Hingga saat ini, Ketua Satgas MBG Provinsi Lampung, Saipul, belum memberikan konfirmasi atau keterangan resmi mengenai insiden tersebut.

Jawa Barat Tempati Peringkat Tertinggi Kasus Keracunan


Pengawasan terhadap program MBG menjadi sorotan publik setelah banyaknya laporan kasus keracunan yang dialami siswa.

Tercatat, ratusan siswa di 16 provinsi mengalami keracunan usai menyantap menu MBG dengan total mencapai 5.626 kasus.

Dari 5.000-an kasus keracunan MBG itu, Jawa Barat menempati peringkat tertinggi dengan laporan sebanyak 2.051 kasus.

Gubernur Jawa Barat Dedi Mulyadi akan melakukan evaluasi secara total pelaksanaan program MBG di wilayahnya.

Dedi Mulyadi melihat, ada dua hal yang perlu dievaluasi yakni soal kualitas menu makanan yang disajikan, serta kemampuan Satuan Pelayanan Pemenuhan Gizi (SPPG) sebagai vendor pelaksana kegiatan.

"Pertama, penyelenggara kegiatannya mampu atau tidak dan yang kedua, makanan yang disajikan sesuai dengan harga atau tidak," kata Dedi Mulyadi di Bale Pakuan, Kota Bogor, Rabu (24/9/2025).

"Kedua hal itu yang akan menjadi objek penyelidikan saya, artinya, saya akan mengevaluasi dalam dua hal itu," lanjutnya.

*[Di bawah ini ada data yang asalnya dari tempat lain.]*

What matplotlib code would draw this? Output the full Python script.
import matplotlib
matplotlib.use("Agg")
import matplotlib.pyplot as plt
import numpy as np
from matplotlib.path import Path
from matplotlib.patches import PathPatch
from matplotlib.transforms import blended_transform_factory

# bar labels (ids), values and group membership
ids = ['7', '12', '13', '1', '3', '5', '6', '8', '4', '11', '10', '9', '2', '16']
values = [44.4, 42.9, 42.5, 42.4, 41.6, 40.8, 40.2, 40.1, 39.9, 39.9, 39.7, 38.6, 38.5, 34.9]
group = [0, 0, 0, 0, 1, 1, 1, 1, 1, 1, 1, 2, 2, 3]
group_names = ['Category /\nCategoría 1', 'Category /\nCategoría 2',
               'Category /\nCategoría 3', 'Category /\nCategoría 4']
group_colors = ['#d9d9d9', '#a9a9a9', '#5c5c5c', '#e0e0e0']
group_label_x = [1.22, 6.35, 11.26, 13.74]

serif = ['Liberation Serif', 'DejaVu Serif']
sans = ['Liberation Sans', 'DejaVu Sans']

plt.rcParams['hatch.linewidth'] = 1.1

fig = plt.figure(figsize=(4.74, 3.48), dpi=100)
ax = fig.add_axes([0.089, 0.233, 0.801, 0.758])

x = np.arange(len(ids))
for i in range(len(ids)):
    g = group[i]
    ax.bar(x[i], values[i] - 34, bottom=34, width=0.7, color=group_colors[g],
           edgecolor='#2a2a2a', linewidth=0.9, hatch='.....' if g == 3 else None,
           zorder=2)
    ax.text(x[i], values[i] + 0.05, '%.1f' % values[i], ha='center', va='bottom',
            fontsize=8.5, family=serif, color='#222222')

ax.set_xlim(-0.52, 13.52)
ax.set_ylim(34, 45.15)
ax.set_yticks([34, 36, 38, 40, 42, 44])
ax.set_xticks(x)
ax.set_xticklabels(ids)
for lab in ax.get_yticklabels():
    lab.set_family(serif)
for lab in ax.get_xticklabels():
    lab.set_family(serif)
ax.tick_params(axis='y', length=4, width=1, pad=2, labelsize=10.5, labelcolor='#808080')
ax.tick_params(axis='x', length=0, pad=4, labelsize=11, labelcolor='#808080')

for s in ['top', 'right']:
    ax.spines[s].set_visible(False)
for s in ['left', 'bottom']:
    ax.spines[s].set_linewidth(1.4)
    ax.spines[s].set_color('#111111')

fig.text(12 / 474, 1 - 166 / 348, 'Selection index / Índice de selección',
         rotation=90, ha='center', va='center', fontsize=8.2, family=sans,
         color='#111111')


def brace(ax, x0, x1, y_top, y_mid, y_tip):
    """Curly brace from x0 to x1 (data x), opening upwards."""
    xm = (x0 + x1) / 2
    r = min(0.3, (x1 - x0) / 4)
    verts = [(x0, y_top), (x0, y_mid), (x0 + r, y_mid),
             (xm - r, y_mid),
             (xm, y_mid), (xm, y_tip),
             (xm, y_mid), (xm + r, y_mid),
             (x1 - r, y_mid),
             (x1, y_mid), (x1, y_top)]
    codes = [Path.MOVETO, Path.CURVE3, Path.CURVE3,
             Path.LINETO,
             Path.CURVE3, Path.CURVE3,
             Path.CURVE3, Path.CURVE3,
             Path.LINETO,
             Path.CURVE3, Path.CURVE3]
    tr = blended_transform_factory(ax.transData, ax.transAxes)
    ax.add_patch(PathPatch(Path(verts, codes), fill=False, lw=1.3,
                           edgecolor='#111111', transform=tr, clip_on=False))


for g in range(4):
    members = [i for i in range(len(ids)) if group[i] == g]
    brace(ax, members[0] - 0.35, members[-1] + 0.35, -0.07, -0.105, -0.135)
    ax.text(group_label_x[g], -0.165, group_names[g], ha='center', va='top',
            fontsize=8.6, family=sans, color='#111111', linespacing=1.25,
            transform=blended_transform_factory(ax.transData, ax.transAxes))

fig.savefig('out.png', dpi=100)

Dalam sepekan ini, Dedi Mulyadi akan bertemu dengan pengelola SPPG di Jawa Barat.

Hal itu dilakukan untuk melihat serta memastikan unsur kelayakan pelayanan.

Jika ditemukan adanya pengelola SPPG yang tidak memenuhi standar pelayanan, Pemerintah Provinsi Jawa Barat akan mengambil tindakan tegas berupa penggantian.

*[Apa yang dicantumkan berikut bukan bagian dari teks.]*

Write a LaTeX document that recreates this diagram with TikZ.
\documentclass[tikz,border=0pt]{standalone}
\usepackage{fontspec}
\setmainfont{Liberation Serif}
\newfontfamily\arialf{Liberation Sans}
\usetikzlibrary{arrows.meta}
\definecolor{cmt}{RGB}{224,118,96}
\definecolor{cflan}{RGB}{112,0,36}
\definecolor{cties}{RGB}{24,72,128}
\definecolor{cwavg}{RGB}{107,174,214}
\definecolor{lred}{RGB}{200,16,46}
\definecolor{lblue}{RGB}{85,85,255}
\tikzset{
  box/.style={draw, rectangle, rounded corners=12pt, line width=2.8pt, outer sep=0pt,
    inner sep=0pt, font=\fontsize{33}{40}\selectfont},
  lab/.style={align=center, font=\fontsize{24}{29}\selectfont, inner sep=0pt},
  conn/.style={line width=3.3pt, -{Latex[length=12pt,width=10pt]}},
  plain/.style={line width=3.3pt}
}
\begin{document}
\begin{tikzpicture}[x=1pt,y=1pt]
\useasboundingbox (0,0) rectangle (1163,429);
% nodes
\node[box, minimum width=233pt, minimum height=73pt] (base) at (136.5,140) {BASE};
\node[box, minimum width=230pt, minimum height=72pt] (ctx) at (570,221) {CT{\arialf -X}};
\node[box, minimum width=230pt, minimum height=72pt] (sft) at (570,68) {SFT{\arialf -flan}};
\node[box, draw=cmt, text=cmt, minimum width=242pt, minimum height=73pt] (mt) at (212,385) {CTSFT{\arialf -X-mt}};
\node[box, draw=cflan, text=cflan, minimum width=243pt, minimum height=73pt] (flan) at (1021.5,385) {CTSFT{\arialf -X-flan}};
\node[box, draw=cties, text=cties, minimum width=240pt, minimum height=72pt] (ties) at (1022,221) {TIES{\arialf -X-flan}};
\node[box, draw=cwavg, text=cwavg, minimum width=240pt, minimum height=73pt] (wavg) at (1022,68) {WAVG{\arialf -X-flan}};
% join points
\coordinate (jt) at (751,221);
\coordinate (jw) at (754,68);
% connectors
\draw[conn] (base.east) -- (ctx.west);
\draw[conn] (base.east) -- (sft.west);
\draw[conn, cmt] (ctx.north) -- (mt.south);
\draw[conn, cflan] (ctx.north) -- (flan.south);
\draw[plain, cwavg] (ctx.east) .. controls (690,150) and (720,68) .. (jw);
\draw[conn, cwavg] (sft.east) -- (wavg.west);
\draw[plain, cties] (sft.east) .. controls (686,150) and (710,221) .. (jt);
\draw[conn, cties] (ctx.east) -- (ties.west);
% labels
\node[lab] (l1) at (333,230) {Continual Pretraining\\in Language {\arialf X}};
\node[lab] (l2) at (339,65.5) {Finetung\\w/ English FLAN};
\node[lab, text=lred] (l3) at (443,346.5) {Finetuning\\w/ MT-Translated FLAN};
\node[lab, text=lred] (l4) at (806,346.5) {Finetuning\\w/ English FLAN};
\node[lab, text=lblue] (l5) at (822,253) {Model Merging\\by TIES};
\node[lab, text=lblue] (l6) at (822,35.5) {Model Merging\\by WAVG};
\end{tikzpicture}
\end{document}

"Kalau ternyata tidak mampu dan angka keracunan tetap tinggi, tentu harus ada evaluasi, vendor pelaksana yang tidak sesuai dengan harapan harus diganti," kata Dedi Mulyadi.

Ia mengatakan, banyak siswa yang akhirnya menjadi trauma akibat kasus ini.

Meski belum ada laporan korban jiwa, namun kasus keracunan MBG menimbulkan dampak serius terhadap kondisi psikis para siswa.

"Walau tidak ada (laporan kasus) meninggal, anak-anak yang seharusnya mendapat asupan gizi justru keracunan, itu menimbulkan trauma," kata Dedi Mulyadi.

Menurutnya, kasus keracunan MBG terjadi karena adanya ketimpangan antara jumlah peserta penerima MBG dengan jumlah pelayan di SPPG.

Selain itu, jarak atau lokasi distribusi yang jauh serta pola penyajian makanan yang tidak sesuai turut memicu kasus keracunan.

"Misalnya, masaknya jam 1 malam, tapi disajikan jam 12 siang, jarak waktunya terlalu lama, itu perlu dievaluasi," kata Dedi Mulyadi.

"Kalau penyelenggara tidak mampu, ya harus diganti dengan yang lebih mampu," jelasnya.